Depuis deux mois, j’ai retrouvé du travail. Je commence l’année en m’extirpant du gouffre du chômage qui m’a aspirée pendant deux ans, entrecoupé de quelques petits jobs intermittents, mais si peu.
J’ai à nouveau un salaire, qui représente à peine les deux tiers de celui auquel je postulais autrefois, mais je peux au moins payer mon loyer sans demander l’aide de mes parents. Mois après mois, j’essaie de combler le découvert creusé pendant tout ce temps.

Je me disais qu’en retrouvant du travail, ma vie reprendrait un cours plus doux, plus stable et rassurant. Je me trompais. Je suis épuisée de ces deux années, exsangue. Le gouffre du chômage m’avait juste éloignée de l’autre, plus profond, plus noir, parsemé d’arêtes tranchantes, du deuil non fait.

Me retrouver sans travail juste après la mort de Julio était peut-être la conséquence logique de cette spirale souvent constatée : tout se déglingue parfois en même temps dans la vie. C’était aussi une excellente façon de mettre le chagrin et la souffrance de côté pour ne s’occuper que de bouffer, de survivre.

La crevasse du chômage refermée, l’autre souffrance cachée derrière se rappelle à mon bon souvenir. Violemment.
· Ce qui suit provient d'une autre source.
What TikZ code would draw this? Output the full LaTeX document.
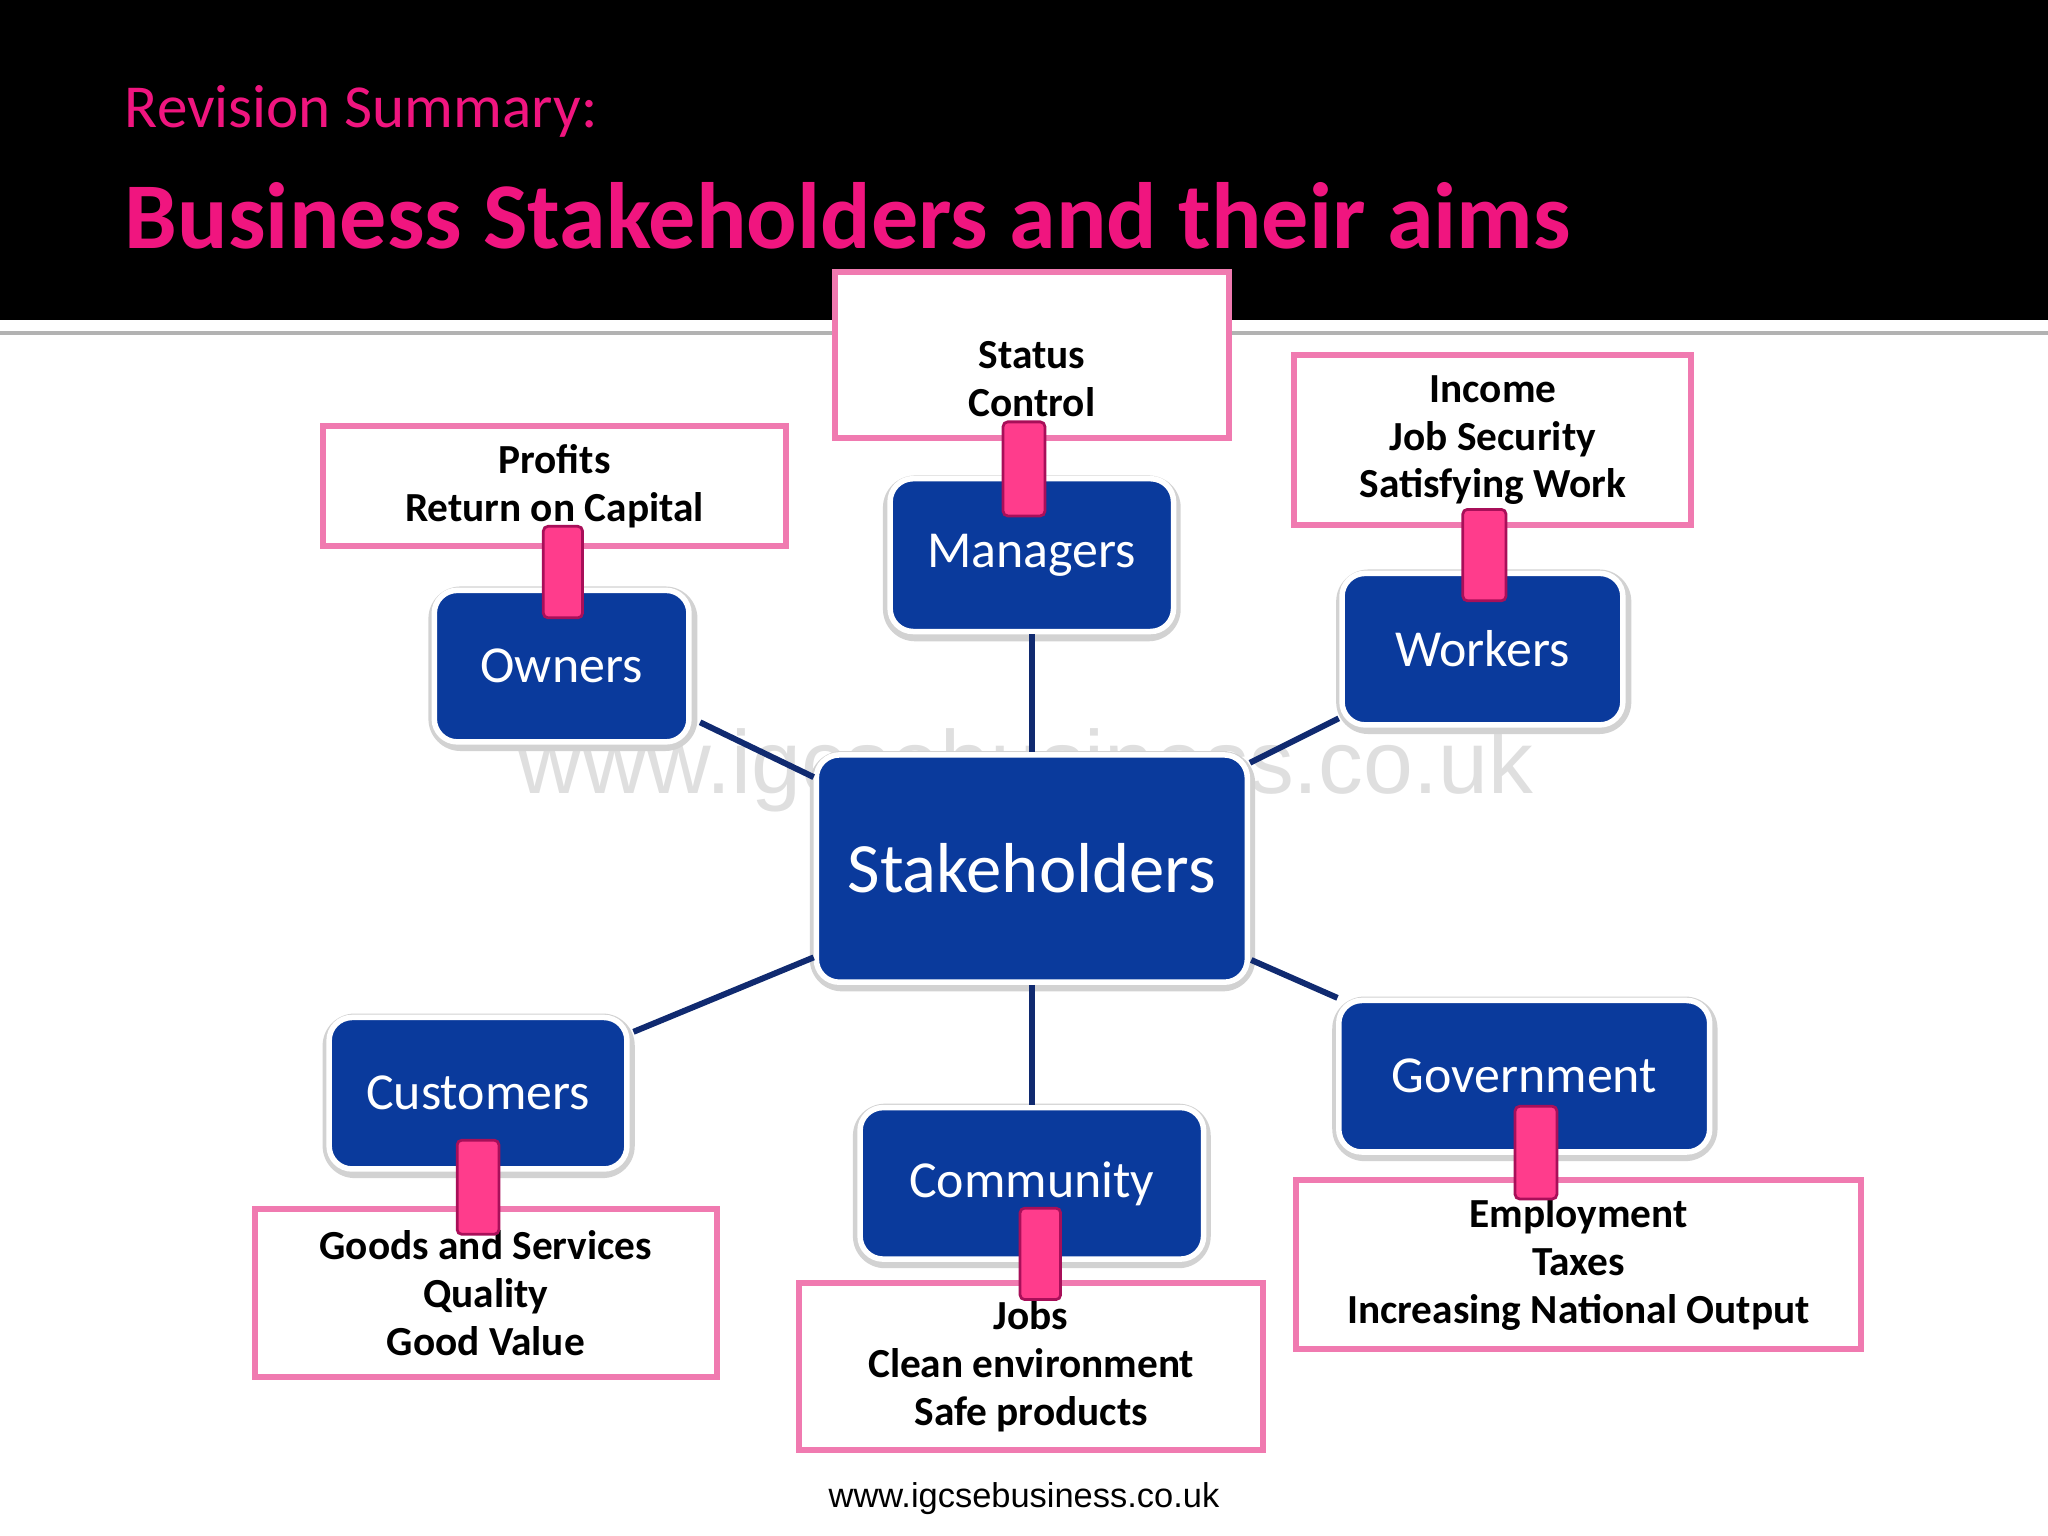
\documentclass[tikz,border=0pt]{standalone}
\usepackage{fontspec}
\setmainfont{Carlito}
\newfontfamily\arialf{Liberation Sans}
\definecolor{hpink}{HTML}{F0157F}
\definecolor{nblue}{HTML}{0A3A9C}
\definecolor{bpink}{HTML}{F07AB0}
\definecolor{cpink}{HTML}{FF3C8C}
\definecolor{navy}{HTML}{102A70}
\begin{document}
\begin{tikzpicture}[x=0.01cm,y=-0.01cm,
 sz/.style 2 args={minimum width=#1*0.01cm,minimum height=#2*0.01cm},
 sh/.style={fill=nblue,draw=white,line width=1.2pt,rounded corners=5pt,text=white,inner sep=0pt},
 lab/.style={font=\fontsize{11.3pt}{13pt}\selectfont},
 aim/.style={fill=white,draw=bpink,line width=1.3pt,inner sep=0pt,align=center,font=\bfseries\fontsize{9pt}{10.4pt}\selectfont},
 clip/.style={fill=cpink,draw=hpink!70!black,line width=0.6pt,rounded corners=1pt,inner sep=0pt},
 link/.style={draw=navy,line width=1.3pt}]
\useasboundingbox (0,0) rectangle (1568,1176);
\fill[black] (0,0) rectangle (1568,245);
\draw[gray!60,line width=1pt] (0,255) -- (1568,255);
\node[anchor=west,inner sep=0pt,text=hpink,font=\fontsize{13.3pt}{15pt}\selectfont] (t1) at (95,85) {Revision Summary:};
\node[anchor=west,inner sep=0pt,text=hpink,font=\bfseries\fontsize{20.5pt}{22pt}\selectfont] (t2) at (95,165) {Business Stakeholders and their aims};
\node[text=gray!25,font=\arialf\fontsize{19.5pt}{21pt}\selectfont] (wm) at (785,590) {www.igcsebusiness.co.uk};
\node[font=\arialf\fontsize{7.5pt}{8pt}\selectfont] (ft) at (784,1147) {www.igcsebusiness.co.uk};
% shadows
\foreach \a/\b/\c/\d in {625/578/955/752,333/452/528/568,681/367/898/484,1028/439/1243/555,252/779/480/895,658/848/921/964,1025/766/1309/882}
  \fill[gray!35,rounded corners=7pt] (\a-5,\b-3) rectangle (\c+6,\d+7);
% boxes
\node[sh,sz={330}{174},font=\fontsize{15.4pt}{17pt}\selectfont] (st) at (790,665) {Stakeholders};
\node[sh,sz={195}{116},lab] (ow) at (430,510) {Owners};
\node[sh,sz={217}{117},lab] (ma) at (790,425) {Managers};
\node[sh,sz={215}{116},lab] (wo) at (1135,497) {Workers};
\node[sh,sz={228}{116},lab] (cu) at (366,837) {Customers};
\node[sh,sz={263}{116},lab] (co) at (790,906) {Community};
\node[sh,sz={284}{116},lab] (go) at (1167,824) {Government};
% links
\draw[link] (536,553) -- (623,595);
\draw[link] (ma.south) -- (ma.south |- st.north);
\draw[link] (957,584) -- (1025,550);
\draw[link] (485,790) -- (623,733);
\draw[link] (st.south) -- (co.north);
\draw[link] (958,735) -- (1024,764);
% aims
\node[aim,sz={355}{92}] (a1) at (424.5,372) {Profits\\Return on Capital};
\node[aim,sz={302}{127}] (a2) at (790,271.5) {\raisebox{-1.1cm}{}\\[-0.2cm]};
\node[font=\bfseries\fontsize{9pt}{10.4pt}\selectfont,align=center] (a2t) at (790,290) {Status\\Control};
\node[aim,sz={304}{130}] (a3) at (1143,337) {Income\\Job Security\\Satisfying Work};
\node[aim,sz={354}{129}] (a4) at (372,990) {Goods and Services\\Quality\\Good Value};
\node[aim,sz={355}{128}] (a5) at (789.5,1046) {Jobs\\Clean environment\\Safe products};
\node[aim,sz={433}{129}] (a6) at (1208.5,968) {Employment\\Taxes\\Increasing National Output};
% clips
\node[clip,sz={30}{70}] (c1) at (431,438) {};
\node[clip,sz={32}{72}] (c2) at (784,359) {};
\node[clip,sz={33}{70}] (c3) at (1136.5,425) {};
\node[clip,sz={32}{72}] (c4) at (366,909) {};
\node[clip,sz={31}{70}] (c5) at (796.5,960) {};
\node[clip,sz={32}{71}] (c6) at (1176,882.5) {};
\end{tikzpicture}
\end{document}
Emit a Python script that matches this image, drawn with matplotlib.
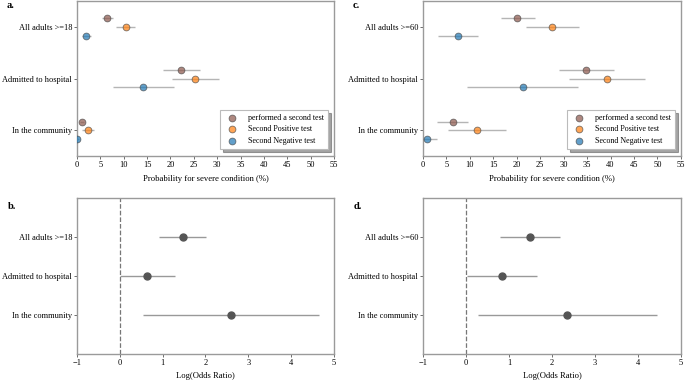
import numpy as np
import matplotlib
matplotlib.use("Agg")
import matplotlib.pyplot as plt

plt.rcParams["font.family"] = ["Liberation Serif", "DejaVu Serif"]
plt.rcParams["font.size"] = 6

# ── Data ───────────────────────────────────────────────────────────────
groups_a = ["All adults >=18", "Admitted to hospital", "In the community"]
groups_c = ["All adults >=60", "Admitted to hospital", "In the community"]
series = ["performed a second test", "Second Positive test", "Second Negative test"]

# panel a: probability (%) with lower/upper CI
a_mid = [[6.4, 22.3, 1.0], [10.4, 25.3, 2.4], [2.0, 14.2, 0.1]]
a_lo = [[5.3, 18.3, 0.6], [8.3, 20.4, 1.1], [1.15, 7.6, 0.0]]
a_hi = [[7.65, 26.4, 1.4], [12.5, 30.4, 3.7], [3.0, 20.8, 0.4]]

# panel c
c_mid = [[20.1, 34.8, 6.3], [27.6, 39.2, 11.5], [7.5, 21.3, 0.9]]
c_lo = [[16.6, 29.0, 3.05], [22.0, 31.2, 5.3], [3.1, 9.4, 0.07]]
c_hi = [[23.8, 40.7, 9.7], [33.3, 47.3, 17.7], [11.8, 33.0, 2.9]]

# panels b/d: log odds ratio with CI
b_mid = [1.48, 0.64, 2.60]
b_lo = [0.92, 0.0, 0.53]
b_hi = [2.02, 1.28, 4.66]

d_mid = [1.49, 0.84, 2.36]
d_lo = [0.80, 0.02, 0.27]
d_hi = [2.18, 1.65, 4.45]

colors = ["#8c564b", "#ff7f0e", "#1f77b4"]
offsets = [-1 / 6, 0, 1 / 6]

SPINE = "#9a9a9a"


def style_axes(ax):
    for s in ax.spines.values():
        s.set_color(SPINE)
        s.set_linewidth(1.0)
    ax.tick_params(axis="both", length=2, width=0.6, color="#555555",
                   labelsize=6, pad=1.5)


def prob_panel(ax, groups, mid, lo, hi, label):
    y = np.arange(len(groups))
    for k in range(len(series)):
        m = np.array(mid[k])
        xerr = [m - np.array(lo[k]), np.array(hi[k]) - m]
        ax.errorbar(m, y + offsets[k], xerr=xerr, fmt="none",
                    ecolor="#b5b5b5", elinewidth=1.0, zorder=2)
        ax.scatter(m, y + offsets[k], s=24, color=colors[k], alpha=0.7,
                   edgecolors="#444444", linewidths=0.6, zorder=3,
                   label=series[k])
    ax.set_yticks(y)
    ax.set_yticklabels(groups, fontsize=6.2)
    ax.set_ylim(2.5, -0.5)
    ax.set_xlim(0, 55)
    ax.set_xticks(np.arange(0, 56, 5))
    ax.set_xlabel("Probability for severe condition (%)", fontsize=6.2, labelpad=4)
    style_axes(ax)
    leg = ax.legend(loc="lower right", fontsize=5.8, frameon=True, shadow=True,
                    fancybox=False, borderpad=0.55, handletextpad=0.9,
                    labelspacing=0.4, framealpha=1,
                    bbox_to_anchor=(0.993, 0.02))
    leg.get_frame().set_edgecolor("#bbbbbb")
    leg.get_frame().set_linewidth(0.8)
    ax.text(-0.272, 1.0, label, transform=ax.transAxes, fontsize=7.5,
            fontweight="bold", va="top", ha="left")


def odds_panel(ax, groups, mid, lo, hi, label):
    y = np.arange(len(groups))
    m = np.array(mid)
    xerr = [m - np.array(lo), np.array(hi) - m]
    ax.axvline(0, color="#777777", linestyle="--", linewidth=0.9, zorder=1)
    ax.errorbar(m, y, xerr=xerr, fmt="o", color="#555555", markersize=5,
                ecolor="#999999", elinewidth=1.0, zorder=3)
    ax.set_yticks(y)
    ax.set_yticklabels(groups, fontsize=6.2)
    ax.set_ylim(3, -1)
    ax.set_xlim(-1, 5)
    ax.set_xticks(np.arange(-1, 6, 1))
    ax.set_xticklabels(["\u22121", "0", "1", "2", "3", "4", "5"])
    ax.set_xlabel("Log(Odds Ratio)", fontsize=6.2, labelpad=4)
    style_axes(ax)
    ax.text(-0.268, 0.975, label, transform=ax.transAxes, fontsize=7.5,
            fontweight="bold", va="top", ha="left")


fig = plt.figure(figsize=(6.85, 3.81), dpi=100)
ax_a = fig.add_axes([0.1124, 0.590, 0.3752, 0.407])
ax_c = fig.add_axes([0.6175, 0.590, 0.3765, 0.407])
ax_b = fig.add_axes([0.1124, 0.071, 0.3752, 0.409])
ax_d = fig.add_axes([0.6175, 0.071, 0.3765, 0.409])

prob_panel(ax_a, groups_a, a_mid, a_lo, a_hi, "a.")
prob_panel(ax_c, groups_c, c_mid, c_lo, c_hi, "c.")
odds_panel(ax_b, groups_a, b_mid, b_lo, b_hi, "b.")
odds_panel(ax_d, groups_c, d_mid, d_lo, d_hi, "d.")

fig.savefig("out.png", dpi=100, facecolor="white")
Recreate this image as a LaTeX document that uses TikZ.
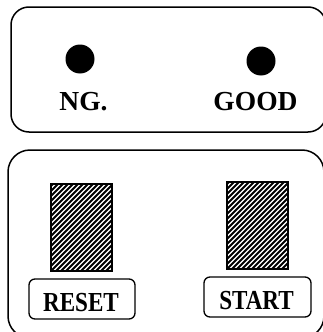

Les journées m’apparaissent comme autant d’immenses et arides déserts à traverser. Chaque matin, je me demande si je parviendrais jusqu’au soir. Chaque réveil est une torture, chaque endormissement l’espoir qu’il sera le dernier. Chaque attente sur un quai de métro me fait dévorer des yeux les lignes parallèles des voies, oscillante au dessus d’elles, terrifiantes et attirantes promesses de repos, enfin.

Peut-être ce qui me sauve, cette année-là, c’est de faire à nouveau partie d’une équipe. Et quelle équipe ! Je vais nouer dans cette nouvelle boîte des amitiés qui ne se sont jamais démenties depuis. Leurs présences chaleureuses et gaies autour de moi m’aident à porter ma vie, sans doute parce qu’ils ignorent mes tourments. Ils ignorent que chaque soir, quand je les quitte, je retombe dans un vide sans fond, peuplé de cauchemars et de désir de mort. Quand je relis mes écrits de cette année-là, ils sont d’un noir d’encre.

En juillet, je suis invitée à dîner par E. un ami qui me surveille sans en avoir l’air et qui m’a encouragé à entamer une thérapie (mais les thérapies ne consolent pas les chagrins trop immenses, je le crains). A côté de moi à table, il y a un garçon avec un beau sourire triste. En nous présentant, E. a dit « Vous avez en commun d’avoir drôlement morflé ces deux ou trois dernières années »… Le garçon triste a connu une rupture qui l’a laissé sur le carreau, il a failli en mourir. Il est très maigre. Il a un tel chagrin dans les yeux. Quand il parle de celle qui l’a quitté, c’est comme un vertige… Nous nous regardons avec une sympathie timide.

Le garçon triste va m’accompagner pendant un an. Nous nous réchaufferons mutuellement, comblerons par la présence de l’autre une solitude que nous n’avons pas voulue. Nous ne sommes pas un couple, plutôt un duo cahotant. Nous tenir la main nous aide à avancer un peu moins péniblement, c’est tout. Il y a beaucoup de tendresse dans cette relation incertaine. J’y aurais puisé quelques forces, au moins, avant qu’il ne me plante un poignard dans le dos. Le garçon triste préférera finalement tenter de sauver sa peau aux dépens de la mienne.

Par un de ces drôles d’embrouillaminis de la vie, finalement, le garçon triste m’aura quand même légué une amitié précieuse: celle de la fille qui l’avait quitté.